Dulu, pertemuan fisik menjadi momen berharga untuk saling berbagi cerita, tawa, dan perhatian. Kini, layar menjadi penghubung utama, menggantikan tatap muka.
Banyak orang merasa lebih nyaman mengirim pesan dibandingkan berbicara langsung. Bahkan dalam momen kebersamaan, sering kali perhatian terpecah oleh notifikasi di ponsel.
Fenomena ini tidak hanya dirasakan secara individual tetapi juga berdampak pada komunitas. Interaksi yang dulunya kaya dengan nuansa emosi dan ekspresi kini menjadi lebih datar, terbatas pada emoji atau stiker.
Budaya lokal, yang dahulu kuat karena interaksi antarwarga, perlahan menghadapi tantangan. Kita mulai kehilangan sentuhan personal yang seharusnya memperkuat ikatan sosial.
Namun, teknologi juga membawa peluang besar. Melalui platform digital, kita bisa menjangkau lebih banyak orang, menyuarakan aspirasi, bahkan membangun komunitas baru.
Kuncinya adalah keseimbangan — bagaimana kita menggunakan teknologi tanpa kehilangan esensi hubungan manusia.

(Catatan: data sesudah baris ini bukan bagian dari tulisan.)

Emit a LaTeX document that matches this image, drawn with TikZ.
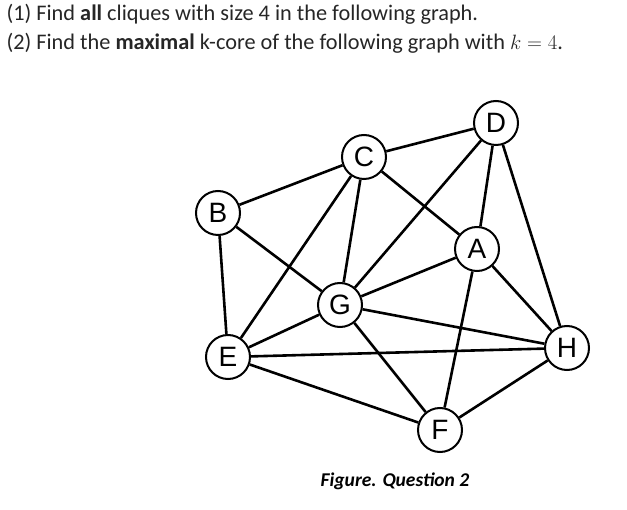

Sebagai bagian dari masyarakat, kita perlu merenungkan langkah ke depan. Mari coba kembali menghidupkan momen tatap muka, saling menyapa, dan mempererat kebersamaan di lingkungan sekitar.
Teknologi seharusnya menjadi pelengkap, bukan pengganti.
Pagi ini, mari kita tanyakan pada diri sendiri: sudahkah kita memberi waktu dan perhatian yang cukup pada orang-orang di sekitar kita?
Teknologi bisa menunggu, tetapi kehangatan hubungan manusia tak selalu bisa ditunda.